Understanding the mechanics behind bank processing windows won't make your deposit arrive faster — but it does help you make smarter decisions when delays happen. The financial consequences of a one-day processing miss are avoidable with the right preparation. And when preparation isn't enough, knowing your options — including fee-free tools like Gerald — means you're never completely caught off guard by the gap between "pending" and "available."

Disclaimer: This article is for informational purposes only. Gerald is not affiliated with, endorsed by, or sponsored by Chase, Experian, Investopedia, or the Consumer Financial Protection Bureau. All trademarks mentioned are the property of their respective owners.

Frequently Asked Questions

Under the Bank Secrecy Act, banks are required to file a Currency Transaction Report (CTR) for any cash transaction exceeding $10,000 in a single business day. This applies to cash deposits, withdrawals, and exchanges — not typically to direct deposits, which are electronic transfers. The rule exists to help federal agencies detect money laundering and tax evasion.

Under Regulation CC, banks must generally make funds from direct deposits available by the next business day after the deposit is received. For electronic transfers like direct deposits, holds are rarely applied — but a bank can place a hold of up to 2 business days if there is a reasonable cause for concern. First-time direct deposits from a new employer may take slightly longer to process.

The $3,000 rule requires banks and financial institutions to collect and retain records — including identification — for cash purchases of monetary instruments (like money orders or cashier's checks) totaling $3,000 or more. Like the $10,000 rule, this is an anti-money-laundering measure under the Bank Secrecy Act and does not directly affect standard direct deposits.

Most banks process direct deposits in batches via the ACH network, with cutoff times typically falling between 5 p.m. and 9 p.m. ET. Submissions received after the cutoff are queued for the next processing cycle — which can mean a one-business-day delay. Some banks, like Chase, may post funds earlier in the morning on the scheduled payday, while others process later in the day.

Many banks offer early direct deposit as a feature, releasing funds 1-2 days before the official pay date when they receive the ACH file from your employer.
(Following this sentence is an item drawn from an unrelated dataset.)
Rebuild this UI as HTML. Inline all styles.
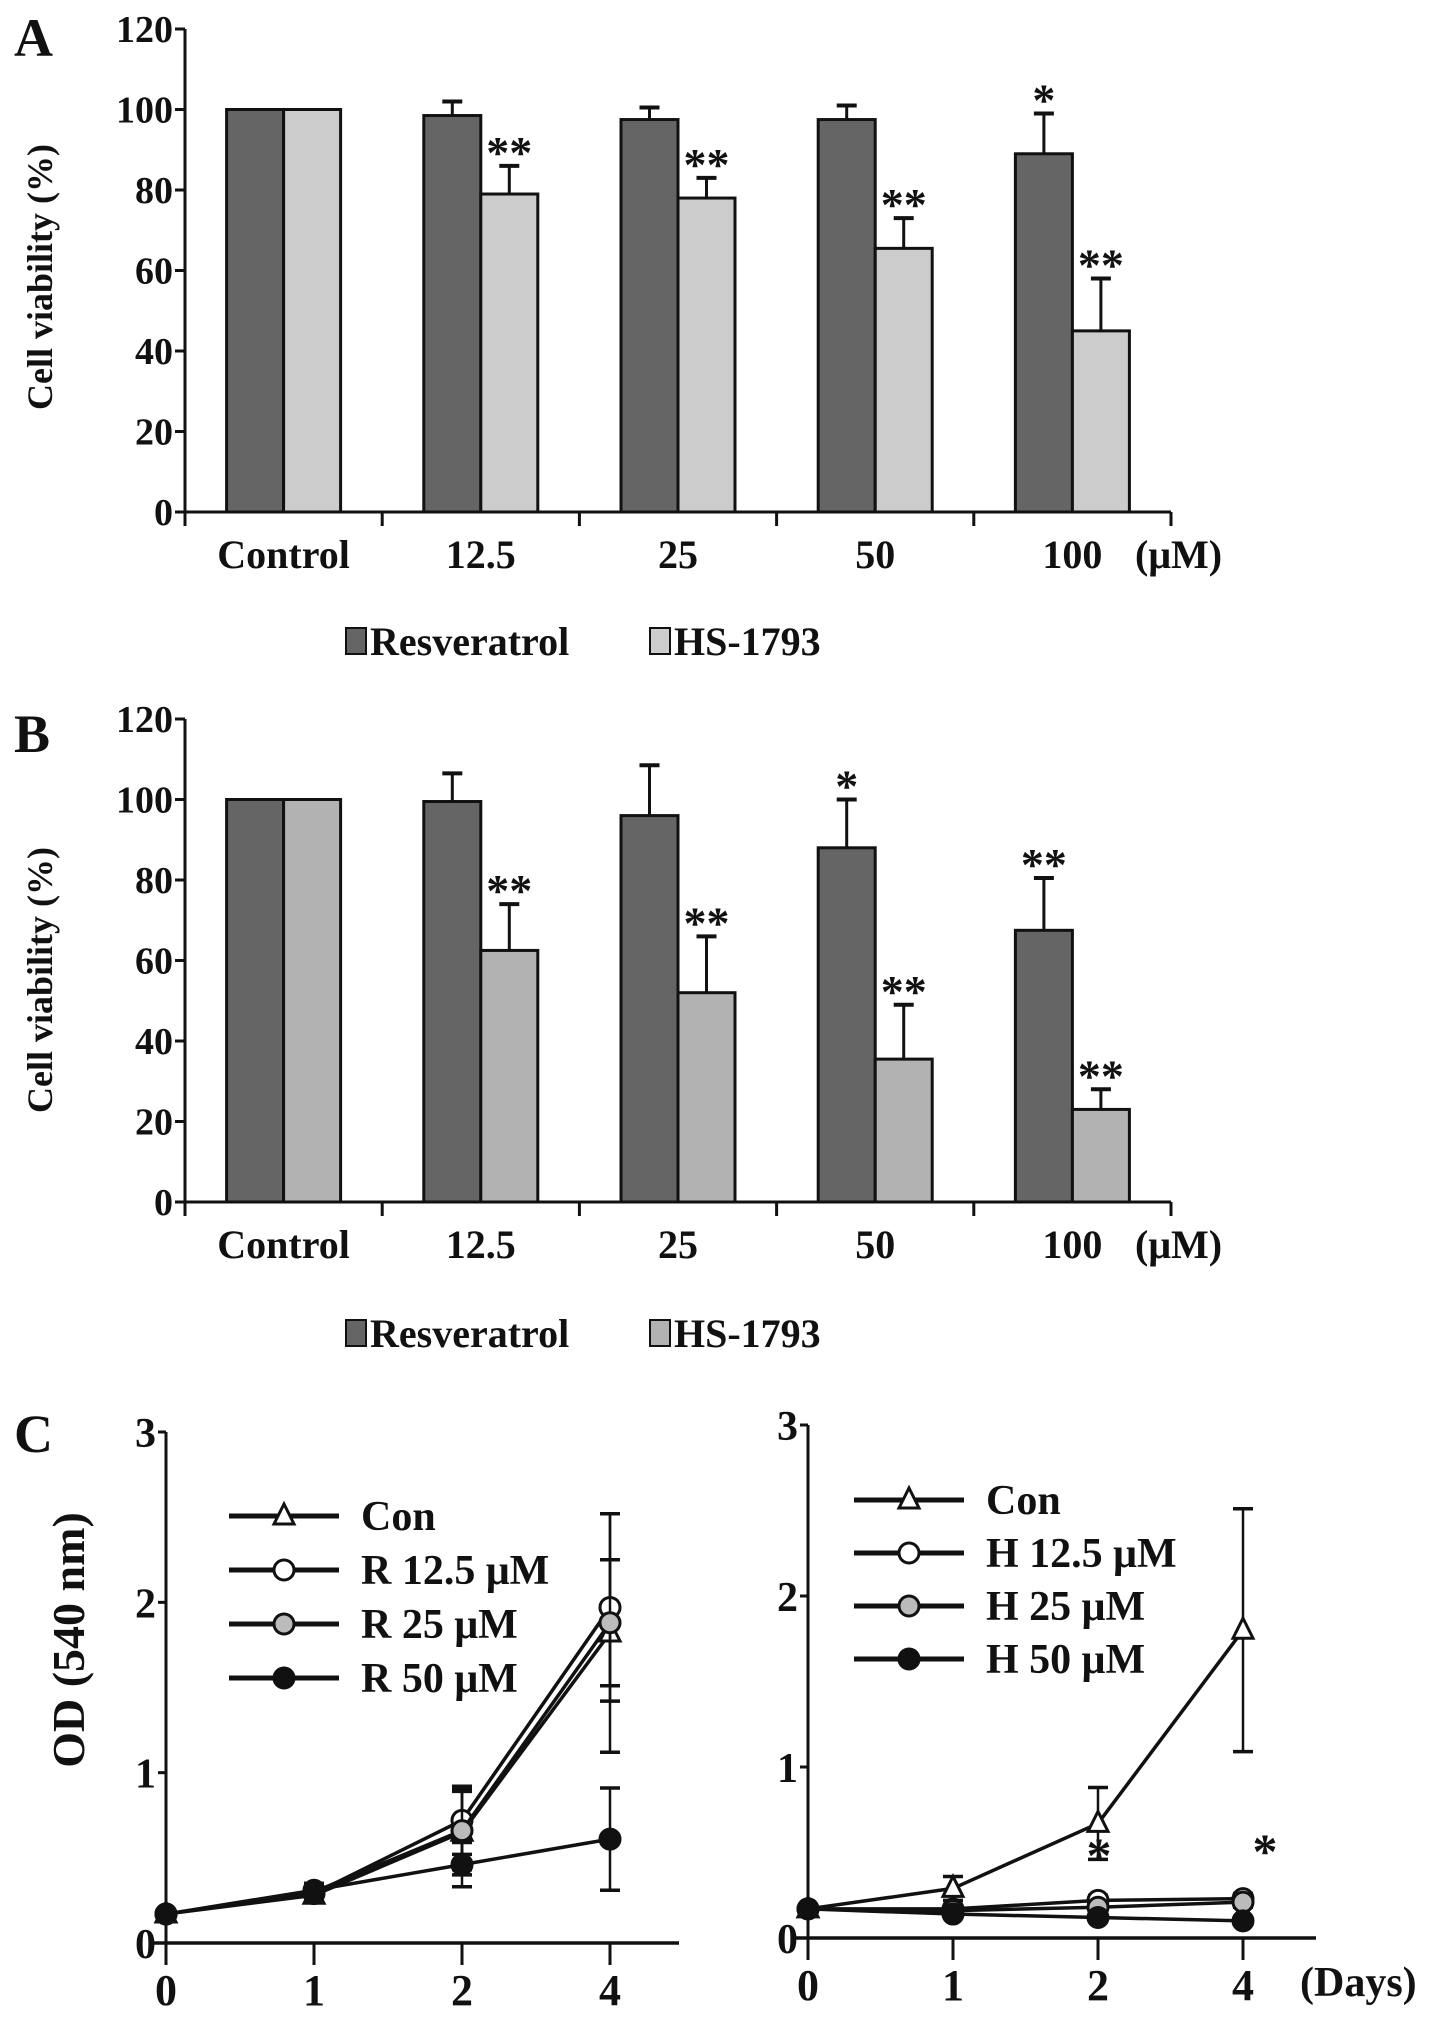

If your deposit is late, it usually means your employer's payroll processor submitted the file later than usual, or a holiday shifted the processing schedule. Contact your payroll or HR department to confirm when the file was sent.

If your payday falls on a Friday, your employer typically submits the ACH payroll file on Wednesday or Thursday to ensure funds arrive on time. If Friday is a federal holiday, your employer may need to submit earlier — otherwise the deposit could post the following Monday. Some banks with early direct deposit features may release the funds Thursday morning, before the official Friday pay date.

A first-time direct deposit from a new employer or a newly linked bank account can take 1-3 business days longer than a regular paycheck. Banks often run a verification process on new ACH relationships. Some employers issue a paper check for the first pay period while the direct deposit is being set up, so check with your HR department about what to expect.